For the first time the angle between the hands is 90 degrees after 7:00 am, the minute hand must be 90 degrees behind the hour hand. Since the hour hand started 210 degrees ahead, the minute hand needs to reduce this initial angular gap by:
$$\text{Angular distance to close} = 210 \text{ degrees} - 90 \text{ degrees} = 120 \text{ degrees}$$
The time taken for the minute hand to close this distance is:
$$\text{Time} = \frac{\text{Angular distance to close}}{\text{Relative speed}} = \frac{120 \text{ degrees}}{5.5 \text{ degrees/minute}}$$
$$\text{Time} = \frac{120}{11/2} \text{ minutes} = \frac{240}{11} \text{ minutes}$$
Now, we convert this fraction of minutes into minutes and seconds:
$$\frac{240}{11} \text{ minutes} = 21 \text{ minutes and } \frac{9}{11} \text{ of a minute}$$
To find the seconds, multiply the fractional part by 60:
$$\frac{9}{11} \text{ minutes} \times 60 \text{ seconds/minute} = \frac{540}{11} \text{ seconds}$$
$$\frac{540}{11} \text{ seconds} \approx 49.09 \text{ seconds}$$
Rounding to the nearest second, this is 49 seconds.

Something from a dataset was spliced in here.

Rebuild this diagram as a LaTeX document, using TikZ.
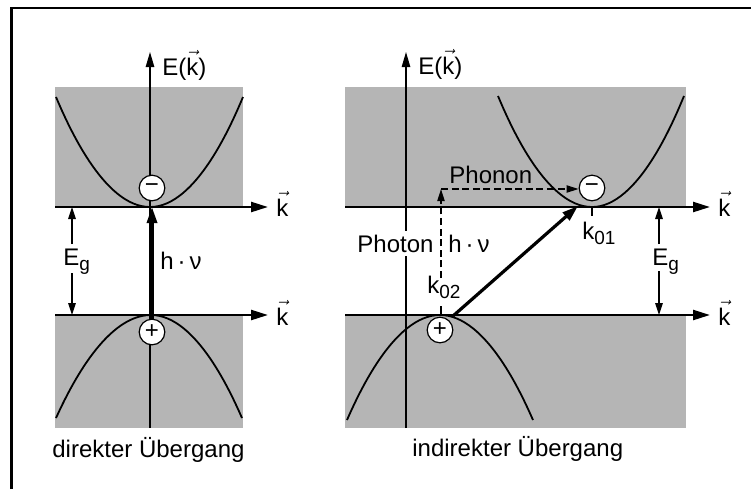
\documentclass[tikz,border=0pt]{standalone}
\usepackage{fontspec}
\setmainfont{Liberation Sans}
\usetikzlibrary{arrows.meta}
\definecolor{band}{gray}{0.71}
\newcommand\mysub[1]{\raisebox{-2.8pt}{\fontsize{9.5}{10}\selectfont #1}}
\newcommand\kvec{\ensuremath{\vec{\hbox{k}}}}
\begin{document}
\begin{tikzpicture}[x=0.5pt,y=-0.5pt,
  lbl/.style={inner sep=0pt,anchor=base west,font=\fontsize{12}{14}\selectfont},
  bandfill/.style={fill=band},
  curve/.style={line width=0.9pt},
  kaxis/.style={line width=1.2pt,-{Triangle[length=8.5pt,width=5pt]}},
  eaxis/.style={line width=0.7pt,-{Triangle[length=7.5pt,width=4.2pt]}},
  egarrow/.style={line width=0.6pt,-{Triangle[length=6pt,width=3.8pt]}},
  dasharrow/.style={line width=0.75pt,dash pattern=on 3.5pt off 1.8pt,-{Triangle[length=6pt,width=3.6pt]}},
  thickarrow/.style={line width=1.6pt,-{Triangle[length=8pt,width=5pt]}},
  tick/.style={line width=0.6pt},
  carrier/.style={circle,draw,line width=0.6pt,fill=white,inner sep=0pt,minimum size=12.8pt,font=\fontsize{12}{14}\selectfont}
]
\useasboundingbox (0,0) rectangle (751,489);
% frame
\draw[line width=1.4pt] (11.7,489) -- (11.7,8) -- (751,8);

% bands
\fill[bandfill] (55,87) rectangle (243,207);
\fill[bandfill] (55,315) rectangle (243,428);
\fill[bandfill] (345,87) rectangle (686,207);
\fill[bandfill] (345,315) rectangle (686,428);

% parabolas
\draw[curve] (56,97) parabola bend (150,207) (243,97);
\draw[curve] (56,418) parabola bend (151,315) (242,418);
\draw[curve] (498,96) parabola bend (592,207) (684,96);
\draw[curve] (347,420) parabola bend (440,315) (533,420);

% coordinates
\coordinate (eLb) at (150,428);
\coordinate (eLt) at (150,52);
\coordinate (eRb) at (406,428);
\coordinate (eRt) at (406,52);
\coordinate (kLuS) at (55,207);
\coordinate (kLuE) at (268,207);
\coordinate (kLlS) at (55,315);
\coordinate (kLlE) at (268,315);
\coordinate (kRuS) at (345,207);
\coordinate (kRuE) at (710,207);
\coordinate (kRlS) at (345,315);
\coordinate (kRlE) at (710,315);

% axes
\draw[eaxis] (eLb) -- (eLt);
\draw[eaxis] (eRb) -- (eRt);
\draw[kaxis] (kLuS) -- (kLuE);
\draw[kaxis] (kLlS) -- (kLlE);
\draw[kaxis] (kRuS) -- (kRuE);
\draw[kaxis] (kRlS) -- (kRlE);

% Eg arrows
\coordinate (egLa) at (72,244);
\coordinate (egLb) at (72,207);
\coordinate (egLc) at (72,273);
\coordinate (egLd) at (72,315);
\draw[egarrow] (egLa) -- (egLb);
\draw[egarrow] (egLc) -- (egLd);
\coordinate (egRa) at (659,244);
\coordinate (egRb) at (659,207);
\coordinate (egRc) at (659,271);
\coordinate (egRd) at (659,315);
\draw[egarrow] (egRa) -- (egRb);
\draw[egarrow] (egRc) -- (egRd);

% ticks
\coordinate (t1a) at (592,207);
\coordinate (t1b) at (592,216);
\coordinate (t2a) at (441,306);
\coordinate (t2b) at (441,315);
\draw[tick] (t1a) -- (t1b);
\draw[tick] (t2a) -- (t2b);

% carriers
\node[carrier] (minusL) at (152,188) {−};
\node[carrier] (plusL) at (152,332) {+};
\node[carrier] (minusR) at (592,188) {−};
\node[carrier] (plusR) at (440,330) {+};

% direct transition
\coordinate (hvLt) at (152,207);
\draw[thickarrow] (plusL.north) -- (hvLt);

% indirect transition
\coordinate (thS) at (453,316);
\coordinate (thE) at (578,206);
\draw[thickarrow] (thS) -- (thE);
\coordinate (phB) at (441,278);
\coordinate (phC) at (441,189);
\draw[dasharrow] (phB) -- (phC);
\draw[dasharrow] (phC) -- (phC -| minusR.west);

% labels
\node[lbl] (ELlab) at (162,75) {E(\kvec)};
\node[lbl] (ERlab) at (418,74) {E(\kvec)};
\node[lbl] (kLu) at (276,216) {\kvec};
\node[lbl] (kLl) at (276,325) {\kvec};
\node[lbl] (kRu) at (718,216) {\kvec};
\node[lbl] (kRl) at (718,325) {\kvec};
\node[lbl] (EgL) at (63,265) {E\mysub{g}};
\node[lbl] (EgR) at (652,265) {E\mysub{g}};
\node[lbl] (hvL) at (160,269) {h\,·\,ν};
\node[lbl,fill=white,inner xsep=1pt,inner ysep=2pt] (photon) at (355,252) {Photon};
\node[lbl] (hvR) at (448,252) {h\,·\,ν};
\node[lbl] (phonon) at (449,183) {Phonon};
\node[lbl] (k01) at (582,239) {k\mysub{01}};
\node[lbl] (k02) at (427,293) {k\mysub{02}};
\node[lbl] (direkt) at (52,457) {direkter Übergang};
\node[lbl] (indirekt) at (412,456) {indirekter Übergang};
\end{tikzpicture}
\end{document}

So, the first time the angle is 90 degrees is 7 hours, 21 minutes, 49 seconds. This is the time the person left home.

**step6** Calculating the second time the angle is 90 degrees

For the second time the angle between the hands is 90 degrees, the minute hand must first completely overtake the hour hand (closing the initial 210-degree gap), and then move an additional 90 degrees ahead of the hour hand.

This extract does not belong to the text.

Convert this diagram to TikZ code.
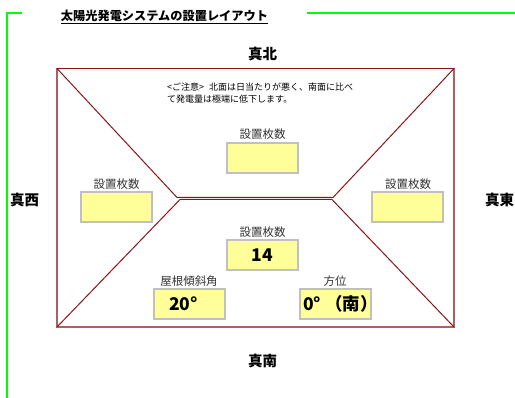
\documentclass[tikz,border=0pt]{standalone}
\usepackage{fontspec}
\setmainfont{Noto Sans CJK JP}
\usepackage{xcolor}
\definecolor{roof}{RGB}{140,20,25}
\definecolor{wall}{RGB}{175,95,95}
\definecolor{panel}{RGB}{255,255,153}
\definecolor{frame}{RGB}{192,192,192}
\tikzset{
	inputbox/.style={draw=frame, line width=2pt, fill=panel, minimum width=71pt, minimum height=30.5pt, inner sep=0pt, font=\fontsize{17.5}{17.5}\selectfont\bfseries},
	caption/.style={font=\fontsize{11.5}{12}\selectfont, inner sep=0pt, text=black!80},
	compass/.style={font=\fontsize{14.5}{14.5}\selectfont\bfseries, inner sep=0pt},
	roofline/.style={draw=roof, line width=1pt},
	greenline/.style={draw=green, line width=1.5pt}
}
\begin{document}
\begin{tikzpicture}[x=1pt, y=-1pt]
		\useasboundingbox (0,0) rectangle (515,398);
		\coordinate (g1) at (22,13);
		\coordinate (g2) at (7,13);
		\coordinate (g3) at (7,398);
		\coordinate (g4) at (307,13);
		\coordinate (g5) at (515,13);
		\draw[greenline] (g1) -- (g2) -- (g3);
		\draw[greenline] (g4) -- (g5);
		
		\coordinate (nw) at (57,68.5);
		\coordinate (ne) at (454,68.5);
		\coordinate (sw) at (57,327);
		\coordinate (se) at (454,327);
		\coordinate (r1) at (177,197.5);
		\coordinate (r2) at (333,197.5);
		\coordinate (r3) at (180,199.5);
		\coordinate (r4) at (332,199.5);
		\draw[draw=wall, line width=1.3pt] (ne) -- (se) -- (sw) -- (nw);
		\draw[roofline] (nw) -- (ne);
		\draw[roofline] (nw) -- (r1) -- (r2) -- (ne);
		\draw[roofline] (sw) -- (r3) -- (r4) -- (se);
		
		\node[inputbox] (north) at (262.5,158) {};
		\node[inputbox] (west) at (116.5,207) {};
		\node[inputbox] (east) at (407.5,207) {};
		\node[inputbox] (south) at (262.5,255) {14};
		\node[inputbox] (tilt) at (189.5,304) {\hspace*{-12pt}20°};
		\node[inputbox] (azimuth) at (335,304) {\hspace*{11pt}\makebox[0pt]{0° （南）}};
		
		\node[caption] (northcap) at (262.5,134.5) {設置枚数};
		\node[caption] (westcap) at (116.5,184) {設置枚数};
		\node[caption] (eastcap) at (408,184) {設置枚数};
		\node[caption] (southcap) at (262.5,232) {設置枚数};
		\node[caption] (tiltcap) at (189,281) {屋根傾斜角};
		\node[caption] (azimuthcap) at (335,281) {方位};
		
		\node[font=\fontsize{12.2}{12.2}\selectfont\bfseries, inner sep=0pt] (title) at (164.5,17) {\underline{太陽光発電システムの設置レイアウト}};
		\node[compass] (truenorth) at (262.5,54) {真北};
		\node[compass] (truesouth) at (262.5,361) {真南};
		\node[compass] (truewest) at (24.5,199.5) {真西};
		\node[compass] (trueeast) at (499.5,199.5) {真東};
		\node[font=\fontsize{9}{12}\selectfont, inner sep=0pt, anchor=north west, align=left] (note) at (167,83) {<ご注意>\hspace{3pt} 北面は日当たりが悪く、南面に比べ\\て発電量は極端に低下します。};
		\end{tikzpicture}
\end{document}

The total angular distance the minute hand needs to gain on the hour hand is:
$$\text{Angular distance to gain} = 210 \text{ degrees (to catch up)} + 90 \text{ degrees (to get ahead)} = 300 \text{ degrees}$$
The time taken for this to happen is:
$$\text{Time} = \frac{\text{Angular distance to gain}}{\text{Relative speed}} = \frac{300 \text{ degrees}}{5.5 \text{ degrees/minute}}$$
$$\text{Time} = \frac{300}{11/2} \text{ minutes} = \frac{600}{11} \text{ minutes}$$
Now, we convert this fraction of minutes into minutes and seconds:
$$\frac{600}{11} \text{ minutes} = 54 \text{ minutes and } \frac{6}{11} \text{ of a minute}$$
To find the seconds, multiply the fractional part by 60:
$$\frac{6}{11} \text{ minutes} \times 60 \text{ seconds/minute} = \frac{360}{11} \text{ seconds}$$
$$\frac{360}{11} \text{ seconds} \approx 32.72 \text{ seconds}$$
Rounding to the nearest second, this is 33 seconds.
So, the second time the angle is 90 degrees is 7 hours, 54 minutes, 33 seconds. This is the time the person returned home.

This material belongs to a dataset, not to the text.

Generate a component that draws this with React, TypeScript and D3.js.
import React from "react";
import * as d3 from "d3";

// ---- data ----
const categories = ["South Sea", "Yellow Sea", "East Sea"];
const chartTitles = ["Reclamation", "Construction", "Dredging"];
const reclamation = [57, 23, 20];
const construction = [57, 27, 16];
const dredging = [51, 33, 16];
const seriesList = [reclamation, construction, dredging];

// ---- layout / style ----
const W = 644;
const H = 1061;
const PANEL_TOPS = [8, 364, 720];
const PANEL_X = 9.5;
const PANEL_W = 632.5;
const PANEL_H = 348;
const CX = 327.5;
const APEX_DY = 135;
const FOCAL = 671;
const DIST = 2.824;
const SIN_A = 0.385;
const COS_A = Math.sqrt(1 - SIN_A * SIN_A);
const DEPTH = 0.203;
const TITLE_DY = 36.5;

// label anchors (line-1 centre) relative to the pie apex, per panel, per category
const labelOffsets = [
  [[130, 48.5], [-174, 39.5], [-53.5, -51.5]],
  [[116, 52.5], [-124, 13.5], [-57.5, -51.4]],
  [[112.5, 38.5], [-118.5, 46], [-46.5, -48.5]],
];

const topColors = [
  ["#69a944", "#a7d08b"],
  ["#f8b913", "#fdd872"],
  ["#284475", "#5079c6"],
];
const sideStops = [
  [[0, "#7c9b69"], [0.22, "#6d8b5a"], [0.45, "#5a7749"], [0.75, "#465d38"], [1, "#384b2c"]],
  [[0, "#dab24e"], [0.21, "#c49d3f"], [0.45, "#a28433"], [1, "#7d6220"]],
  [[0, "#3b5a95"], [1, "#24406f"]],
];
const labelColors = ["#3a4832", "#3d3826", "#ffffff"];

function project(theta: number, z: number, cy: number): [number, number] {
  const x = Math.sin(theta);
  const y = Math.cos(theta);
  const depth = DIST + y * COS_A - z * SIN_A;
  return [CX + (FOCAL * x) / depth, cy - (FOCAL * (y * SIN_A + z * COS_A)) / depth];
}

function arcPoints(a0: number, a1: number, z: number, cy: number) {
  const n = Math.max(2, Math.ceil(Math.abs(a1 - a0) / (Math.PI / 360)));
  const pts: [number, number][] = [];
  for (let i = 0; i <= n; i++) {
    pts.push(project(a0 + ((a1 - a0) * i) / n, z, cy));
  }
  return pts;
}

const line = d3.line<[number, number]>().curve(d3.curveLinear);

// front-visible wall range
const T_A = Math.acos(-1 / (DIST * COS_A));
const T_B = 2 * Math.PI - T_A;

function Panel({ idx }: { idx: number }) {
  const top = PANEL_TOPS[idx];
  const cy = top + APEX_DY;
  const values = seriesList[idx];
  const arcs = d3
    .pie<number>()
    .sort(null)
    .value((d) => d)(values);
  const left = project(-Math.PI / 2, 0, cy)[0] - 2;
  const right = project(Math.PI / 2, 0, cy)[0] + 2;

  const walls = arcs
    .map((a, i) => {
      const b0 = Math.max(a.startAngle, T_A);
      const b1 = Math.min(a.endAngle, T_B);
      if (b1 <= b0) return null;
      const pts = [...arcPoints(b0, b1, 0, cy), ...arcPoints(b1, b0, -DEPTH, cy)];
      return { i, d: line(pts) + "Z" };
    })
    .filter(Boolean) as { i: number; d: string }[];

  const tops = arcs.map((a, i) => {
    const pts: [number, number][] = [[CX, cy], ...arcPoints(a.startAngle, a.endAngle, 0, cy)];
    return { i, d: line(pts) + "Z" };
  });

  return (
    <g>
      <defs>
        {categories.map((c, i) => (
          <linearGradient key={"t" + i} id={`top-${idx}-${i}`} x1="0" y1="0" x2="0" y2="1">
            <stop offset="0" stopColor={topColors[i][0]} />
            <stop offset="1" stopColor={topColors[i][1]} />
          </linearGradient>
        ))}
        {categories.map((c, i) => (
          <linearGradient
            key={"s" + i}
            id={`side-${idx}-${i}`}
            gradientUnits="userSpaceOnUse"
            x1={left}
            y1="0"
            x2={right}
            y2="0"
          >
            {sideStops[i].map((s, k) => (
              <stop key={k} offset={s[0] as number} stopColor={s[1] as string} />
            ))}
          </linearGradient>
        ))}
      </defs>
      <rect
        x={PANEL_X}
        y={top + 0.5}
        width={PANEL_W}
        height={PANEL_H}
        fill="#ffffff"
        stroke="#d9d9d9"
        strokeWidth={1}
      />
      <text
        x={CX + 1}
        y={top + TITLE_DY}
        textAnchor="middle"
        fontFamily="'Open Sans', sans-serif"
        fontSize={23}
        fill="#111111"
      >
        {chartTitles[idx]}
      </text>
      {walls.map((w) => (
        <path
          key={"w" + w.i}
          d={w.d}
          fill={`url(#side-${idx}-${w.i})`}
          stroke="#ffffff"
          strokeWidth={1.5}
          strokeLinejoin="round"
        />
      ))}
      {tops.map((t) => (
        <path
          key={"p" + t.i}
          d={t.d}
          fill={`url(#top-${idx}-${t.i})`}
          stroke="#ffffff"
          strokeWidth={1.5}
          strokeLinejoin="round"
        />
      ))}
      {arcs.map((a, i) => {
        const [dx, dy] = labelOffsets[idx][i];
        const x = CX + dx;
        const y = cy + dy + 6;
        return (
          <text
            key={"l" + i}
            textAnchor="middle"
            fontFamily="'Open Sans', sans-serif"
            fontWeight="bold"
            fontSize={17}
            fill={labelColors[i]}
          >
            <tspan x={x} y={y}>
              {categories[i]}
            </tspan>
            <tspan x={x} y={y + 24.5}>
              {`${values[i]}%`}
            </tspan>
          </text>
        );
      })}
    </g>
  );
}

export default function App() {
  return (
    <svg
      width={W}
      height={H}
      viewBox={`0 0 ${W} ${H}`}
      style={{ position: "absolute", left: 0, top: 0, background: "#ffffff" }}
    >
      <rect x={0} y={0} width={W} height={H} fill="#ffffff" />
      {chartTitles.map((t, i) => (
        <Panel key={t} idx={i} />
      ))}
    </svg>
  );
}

**step7** Comparing with options and selecting the best fit

Our calculated times are:
Time left home: 7 hours, 21 minutes, 49 seconds.
Time returned home: 7 hours, 54 minutes, 33 seconds.
Let's compare these calculated times with the given options:
A: 7h 18m 35s & 7h 51m 24s
B: 7h 19m 24s & 7h 52m 14s
C: 7h 20m 42s & 7h 53m 11s
D: 7h 20m 49s & 7h 54m 33s
The calculated return time (7h 54m 33s) matches exactly with the return time in option D.
The calculated leaving time (7h 21m 49s) is very close to the leaving time in option D (7h 20m 49s), with a difference of only 1 minute. Given that the second time matches perfectly, option D is the most likely correct answer, possibly with a minor rounding or transcription difference for the first time in the option.